En este mundo empresarial, en el que la competitividad hace que los empresarios exhiban su «poder» coaccionando a los gobiernos, uno de los cambios más notables introducidos por la hegemonía neoliberal en la gestión pública consiste en haber quebrado la línea entre los gobiernos y los intereses privados. Para ello se utiliza un fundamento que en el mundo empresarial es axiomático: Se dice que el éxito en el mercado implica disponer de la mejor información, puesto que una información errónea induce a una estrategia equivocada, y ésta, al fracaso.

La empresa que dispone información perfecta puede en teoría anticiparse y garantizar cuando menos la supervivencia. Evidentemente estos dos supuestos no son aplicables al Estado, por tanto, si en el mercado las empresas disponen por necesidad, de mayor y mejor información que el Estado, lo que éste quiera imponer a las empresas, será siempre en detrimento de la eficiencia que puedan alcanzar por sí mismas.

Esta reflexión tiene una vertiente de mucho calado, puesto que si el conocimiento y prestación de la empresa es superior a la del Estado, el establecer límites a la influencia de los negocios sobre el sector público es considerado absurdo.

Este es uno de los argumentos que nos lleva a justificar la privatización del sector público, cuna y génesis de la imparable corrupción en el Estado español.

Lamentablemente, todos estos movimientos inciden de forma muy negativa ante el eslabón más débil de la cadena productiva, el trabajador, y no sólo en la penosidad y emolumentos por su trabajo, también en su salud. Tengamos presente que para su relación con quien gobierna, los trabajadores lo hacen a través de las urnas electorales -cuando se lo permiten- y el gobierno a su vez, se relaciona a través de las leyes que regulan las contrataciones, con quien provee de los servicios privatizados.

Por el contrario, los trabajadores que no tienen vínculo alguno, ni de mercado ni ciudadanía con el proveedor, no pueden expresar quejas sobre la prestación del servicio ante el gobierno, porque éste ya no es quien presta el servicio. Este es el negro futuro que han diseñado para quien con su trabajo mantiene las estructuras del Estado.

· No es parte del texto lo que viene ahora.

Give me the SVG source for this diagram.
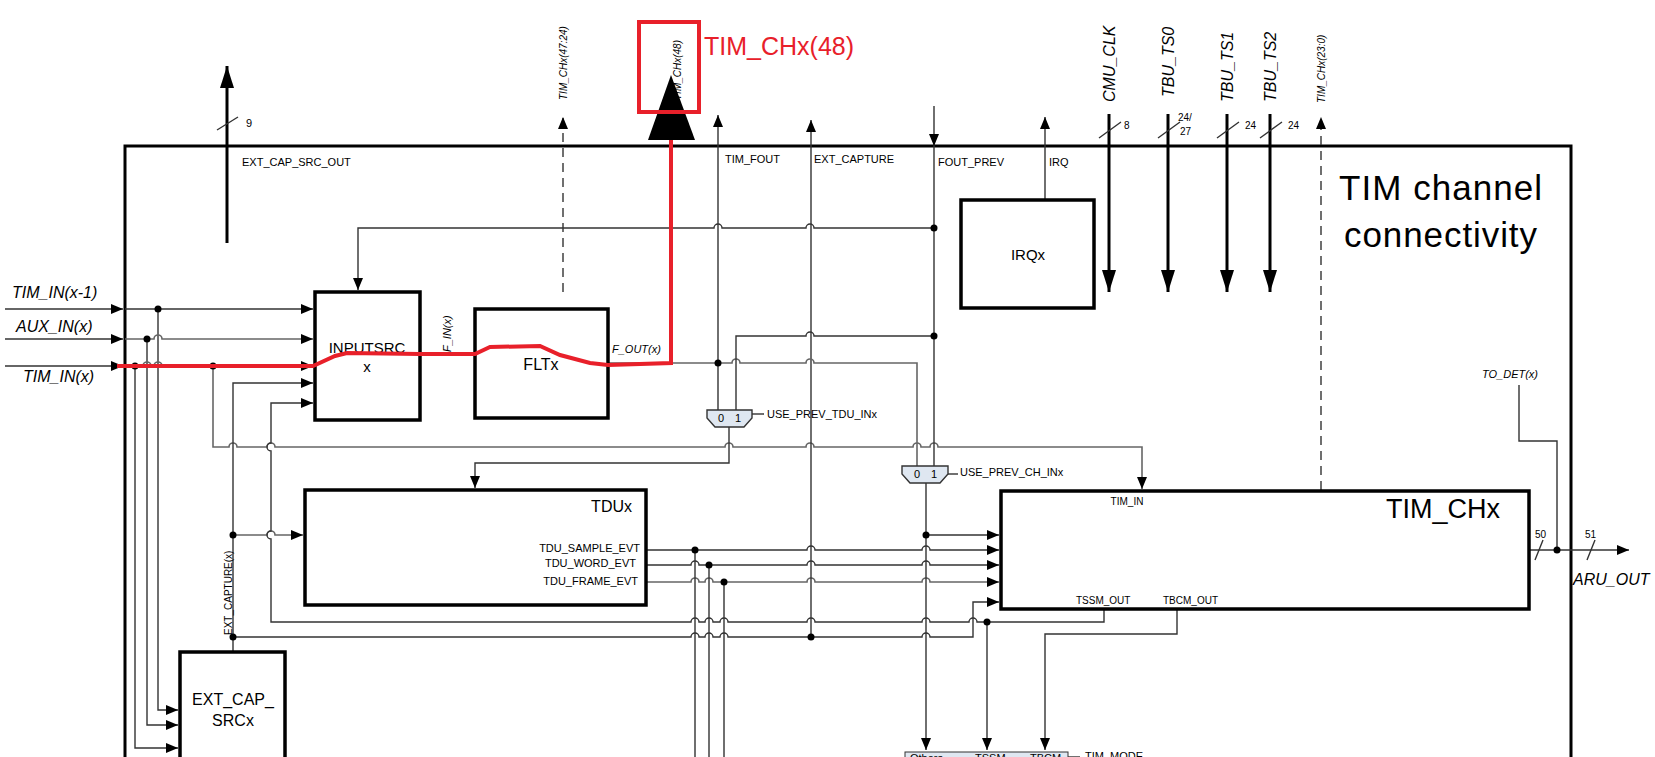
<svg xmlns="http://www.w3.org/2000/svg" width="1655" height="757" viewBox="0 0 1655 757">
<defs>
<marker id="a" markerUnits="userSpaceOnUse" markerWidth="12" markerHeight="10" refX="12" refY="5" orient="auto"><path d="M0,0 L12,5 L0,10 z" fill="#000"/></marker>
<marker id="b" markerUnits="userSpaceOnUse" markerWidth="22" markerHeight="14" refX="22" refY="7" orient="auto"><path d="M0,0 L22,7 L0,14 z" fill="#000"/></marker>
<style>
.w{fill:none;stroke:#333;stroke-width:1.4}
.g{fill:none;stroke:#666;stroke-width:1.6}
.t{fill:none;stroke:#000;stroke-width:3}
.box{fill:#fff;stroke:#000;stroke-width:3.5}
.mux{fill:#dfe7f1;stroke:#333;stroke-width:1.4}
text{font-family:"Liberation Sans",Arial,sans-serif;fill:#000}
.s{font-size:11px}
.i{font-style:italic}
.m{font-size:16px}
</style>
</defs>
<rect width="1655" height="757" fill="#fff"/>
<g id="frame"><path d="M125,760 V146 H1571 V760" fill="none" stroke="#000" stroke-width="3"/>
<text x="1339" y="200" font-size="35" textLength="203">TIM channel</text><text x="1344" y="247" font-size="35" textLength="193">connectivity</text></g>

<g id="connectors">
<path class="w" d="M5,309 H123" marker-end="url(#a)"/>
<path class="w" d="M5,339 H123" marker-end="url(#a)"/>
<path class="w" d="M5,366 H123" marker-end="url(#a)"/>
<path class="w" d="M125,309 H313" marker-end="url(#a)"/>
<path class="w" d="M158,309 V710 H178" marker-end="url(#a)"/>
<path class="g" d="M125,339 H154 a4,4 0 0 1 8,0 H313" marker-end="url(#a)"/>
<path class="w" d="M147,339 V725 H178" marker-end="url(#a)"/>
<path class="g" d="M125,366 H143 a4,4 0 0 1 8,0 H154 a4,4 0 0 1 8,0 H313" marker-end="url(#a)"/>
<path class="w" d="M135,366 V748 H178" marker-end="url(#a)"/>
<path class="g" d="M213,366 V447 H229 a4,4 0 0 1 8,0 H267 a4,4 0 0 1 8,0 H725 a4,4 0 0 1 8,0 H806 a4,4 0 0 1 8,0 H913 a4,4 0 0 1 8,0 H930 a4,4 0 0 1 8,0 H1142 V489" marker-end="url(#a)"/>
<path class="w" d="M233,652 V383 H313" marker-end="url(#a)"/>
<path class="g" d="M233,535 H267 a4,4 0 0 1 8,0 H303" marker-end="url(#a)"/>
<path class="w" d="M233,637 H691 a4,4 0 0 1 8,0 H705 a4,4 0 0 1 8,0 H720 a4,4 0 0 1 8,0 H922 a4,4 0 0 1 8,0 H973 V602 H999" marker-end="url(#a)"/>
<path class="w" d="M1104,609 V622 H977 a4,4 0 0 0 -8,0 H930 a4,4 0 0 0 -8,0 H815 a4,4 0 0 0 -8,0 H728 a4,4 0 0 0 -8,0 H713 a4,4 0 0 0 -8,0 H699 a4,4 0 0 0 -8,0 H271 V539 a4,4 0 0 1 0,-8 V451 a4,4 0 0 1 0,-8 V403 H313" marker-end="url(#a)"/>
<path class="w" d="M987,622 V750" marker-end="url(#a)"/>
<path class="w" d="M1177,609 V634 H1045 V750" marker-end="url(#a)"/>
<path class="w" d="M646,550 H807 a4,4 0 0 1 8,0 H922 a4,4 0 0 1 8,0 H999" marker-end="url(#a)"/>
<path class="w" d="M646,565 H691 a4,4 0 0 1 8,0 H807 a4,4 0 0 1 8,0 H922 a4,4 0 0 1 8,0 H999" marker-end="url(#a)"/>
<path class="g" d="M646,582 H691 a4,4 0 0 1 8,0 H705 a4,4 0 0 1 8,0 H807 a4,4 0 0 1 8,0 H922 a4,4 0 0 1 8,0 H999" marker-end="url(#a)"/>
<path class="w" d="M695,550 V757 M709,565 V757 M724,582 V757"/>
<path class="w" d="M926,483 V750" marker-end="url(#a)"/>
<path class="w" d="M926,535 H999" marker-end="url(#a)"/>
<path class="w" d="M718,410 V115" marker-end="url(#a)"/>
<path class="w" d="M811,637 V120" marker-end="url(#a)"/>
<path class="w" d="M934,106 V146" marker-end="url(#a)"/>
<path class="w" d="M934,146 V466"/>
<path class="w" d="M1045,200 V117" marker-end="url(#a)"/>
<path class="g" d="M608,363 H732 a4,4 0 0 1 8,0 H806 a4,4 0 0 1 8,0 H917 V466"/>
<path class="w" d="M934,336 H814 a4,4 0 0 0 -8,0 H736 V410"/>
<path class="w" d="M729,427 V463 H475 V488" marker-end="url(#a)"/>
<path class="w" d="M934,228 H814 a4,4 0 0 0 -8,0 H722 a4,4 0 0 0 -8,0 H358 V290" marker-end="url(#a)"/>
<path class="w" d="M563,292 V117" stroke-dasharray="9,6" marker-end="url(#a)"/>
<path class="w" d="M1321,490 V117" stroke-dasharray="9,6" marker-end="url(#a)"/>
<path class="w" d="M1519,385 V441 H1557 V550"/>
<path class="w" d="M1529,550 H1629" marker-end="url(#a)"/>
<path class="w" d="M1535,560 L1543,540 M1587,560 L1595,540"/>
<path class="w" d="M764,414 H752"/>
<path class="w" d="M958,474 H948"/>
<path class="w" d="M1068,757 H1080"/>
<path class="t" d="M227,243 V66" marker-end="url(#b)"/>
<path class="w" d="M217,130 L238,117"/>
<path class="t" d="M1109,114 V292" marker-end="url(#b)"/>
<path class="t" d="M1168,114 V292" marker-end="url(#b)"/>
<path class="t" d="M1227,114 V292" marker-end="url(#b)"/>
<path class="t" d="M1270,114 V292" marker-end="url(#b)"/>
<path class="w" d="M1099,138 L1121,122 M1158,138 L1180,122 M1217,138 L1239,122 M1260,138 L1282,122"/>
<g fill="#000"><circle cx="158" cy="309" r="3.5"/><circle cx="147" cy="339" r="3.5"/><circle cx="135" cy="366" r="3.5"/><circle cx="213" cy="366" r="3.5"/><circle cx="233" cy="535" r="3.5"/><circle cx="233" cy="637" r="3.5"/><circle cx="811" cy="637" r="3.5"/><circle cx="987" cy="622" r="3.5"/><circle cx="695" cy="550" r="3.5"/><circle cx="709" cy="565" r="3.5"/><circle cx="724" cy="582" r="3.5"/><circle cx="926" cy="535" r="3.5"/><circle cx="718" cy="363" r="3.5"/><circle cx="934" cy="228" r="3.5"/><circle cx="934" cy="336" r="3.5"/><circle cx="1557" cy="550" r="3.5"/></g>
</g>

<g id="INPUTSRCx"><rect class="box" x="315" y="292" width="105" height="128"/><text x="367" y="353" text-anchor="middle" font-size="15">INPUTSRC</text><text x="367" y="372" text-anchor="middle" font-size="15">x</text></g>
<g id="FLTx"><rect class="box" x="475" y="309" width="133" height="109"/><text x="541" y="370" text-anchor="middle" font-size="16">FLTx</text></g>
<g id="IRQx"><rect class="box" x="961" y="200" width="133" height="108"/><text x="1028" y="260" text-anchor="middle" font-size="15">IRQx</text></g>
<g id="TDUx"><rect class="box" x="305" y="490" width="341" height="115"/><text x="632" y="512" text-anchor="end" font-size="16">TDUx</text>
<text class="s" x="640" y="552" text-anchor="end" font-size="10">TDU_SAMPLE_EVT</text><text class="s" x="636" y="567" text-anchor="end" font-size="10">TDU_WORD_EVT</text><text class="s" x="638" y="585" text-anchor="end" font-size="10">TDU_FRAME_EVT</text></g>
<g id="EXT_CAP_SRCx"><rect class="box" x="180" y="652" width="105" height="120"/><text x="233" y="705" text-anchor="middle" font-size="16">EXT_CAP_</text><text x="233" y="726" text-anchor="middle" font-size="16">SRCx</text></g>
<g id="TIM_CHx"><rect class="box" x="1001" y="491" width="528" height="118"/><text x="1386" y="518" font-size="27">TIM_CHx</text>
<text x="1127" y="505" font-size="10" text-anchor="middle">TIM_IN</text><text x="1076" y="604" font-size="10">TSSM_OUT</text><text x="1163" y="604" font-size="10">TBCM_OUT</text></g>
<g id="mux1"><polygon class="mux" points="707,410 752,410 752,418 744,427 715,427 707,418"/><text x="721" y="422" font-size="11" text-anchor="middle">0</text><text x="738" y="422" font-size="11" text-anchor="middle">1</text><text x="767" y="418" font-size="11">USE_PREV_TDU_INx</text></g>
<g id="mux2"><polygon class="mux" points="902,466 948,466 948,474 940,483 910,483 902,474"/><text x="917" y="478" font-size="11" text-anchor="middle">0</text><text x="934" y="478" font-size="11" text-anchor="middle">1</text><text x="960" y="476" font-size="11">USE_PREV_CH_INx</text></g>
<g id="TIM_MODE"><rect x="905" y="752" width="163" height="10" fill="#dfe7f1" stroke="#333"/><text x="910" y="762" font-size="11">Others</text><text x="975" y="762" font-size="11">TSSM</text><text x="1030" y="762" font-size="11">TBCM</text><text x="1085" y="760" font-size="11">TIM_MODE</text></g>

<g id="labels">
<text x="12" y="298" class="i m">TIM_IN(x-1)</text><text x="16" y="332" class="i m">AUX_IN(x)</text><text x="23" y="382" class="i m">TIM_IN(x)</text>
<text x="242" y="166" class="s">EXT_CAP_SRC_OUT</text><text x="246" y="127" class="s">9</text>
<text x="725" y="163" class="s">TIM_FOUT</text><text x="814" y="163" class="s">EXT_CAPTURE</text><text x="938" y="166" class="s">FOUT_PREV</text><text x="1049" y="166" class="s">IRQ</text>
<text x="1124" y="129" font-size="10">8</text><text x="1178" y="121" font-size="10">24/</text><text x="1180" y="135" font-size="10">27</text><text x="1245" y="129" font-size="10">24</text><text x="1288" y="129" font-size="10">24</text>
<text x="612" y="353" class="i s">F_OUT(x)</text>
<text transform="translate(451,352) rotate(-90)" class="i s">F_IN(x)</text>
<text transform="translate(567,100) rotate(-90)" class="i" font-size="10">TIM_CHx(47:24)</text>
<text transform="translate(681,100) rotate(-90)" class="i" font-size="10">TIM_CHx(48)</text>
<text transform="translate(1115,102) rotate(-90)" class="i m">CMU_CLK</text>
<text transform="translate(1174,97) rotate(-90)" class="i m">TBU_TS0</text>
<text transform="translate(1233,102) rotate(-90)" class="i m">TBU_TS1</text>
<text transform="translate(1276,102) rotate(-90)" class="i m">TBU_TS2</text>
<text transform="translate(1325,103) rotate(-90)" class="i" font-size="10">TIM_CHx(23:0)</text>
<text transform="translate(232,635) rotate(-90)" font-size="10" fill="#223">EXT_CAPTURE(x)</text>
<text x="1482" y="378" class="i s">TO_DET(x)</text>
<text x="1535" y="538" font-size="10">50</text><text x="1585" y="538" font-size="10">51</text>
<text x="1573" y="585" class="i m">ARU_OUT</text>
</g>

<g id="highlight">
<polygon points="671,75 648,140 695,140" fill="#000"/>
<path d="M117,366 L313,366 L335,356 L347,353 L420,354 L475,354 L490,347 L540,346 L560,355 L590,363 L608,365 L671,363 V140" fill="none" stroke="#e8202a" stroke-width="4"/>
<rect x="639" y="22" width="60" height="90" fill="none" stroke="#e8202a" stroke-width="4"/>
<text x="704" y="55" font-size="25" fill="#e8202a" style="fill:#e8202a">TIM_CHx(48)</text>
</g>
</svg>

Decía que vivimos tiempos de metamorfosis y regresión, pero lo cierto es que esto viene de lejos. No es necesario hurgar demasiado en la memoria, basta recordar lo que hace tres décadas, cuando la cultura del capital incorporó sistemas aplicados con relativo éxito en los países asiáticos. Recuerden aquello de la «empresa total», donde la imprescindible competitividad recaía en los trabajadores, quienes además de ser víctimas de un sistema de control profesional y anímico, debían mostrar máxima lealtad y disposición necesaria para sentirse «partícipes del proyecto empresarial».

Como puede verse, quizá no sea tanto lo que ha cambiado, pues si a los continuos mensajes que desde el mundo empresarial vaso-navarro vienen filtrando una y otra vez, añadimos sus exigencias reales a la rentabilidad de su dinero, puede afirmarse que permanecen «fieles a su credo».

La conclusión es dura, muy dura; los empresarios, que se sienten fuertes y amparados, continúan de forma irracional tensando la cuerda, tanto que pudiéramos llegar a pensar que la actual generación empresarial ignora que hace ya mucho tiempo que el capitalismo llegó a la conclusión de que el estado de la economía, depende de la prosperidad del conjunto de los asalariados. ¿O quizá ya no? Pronto lo veremos.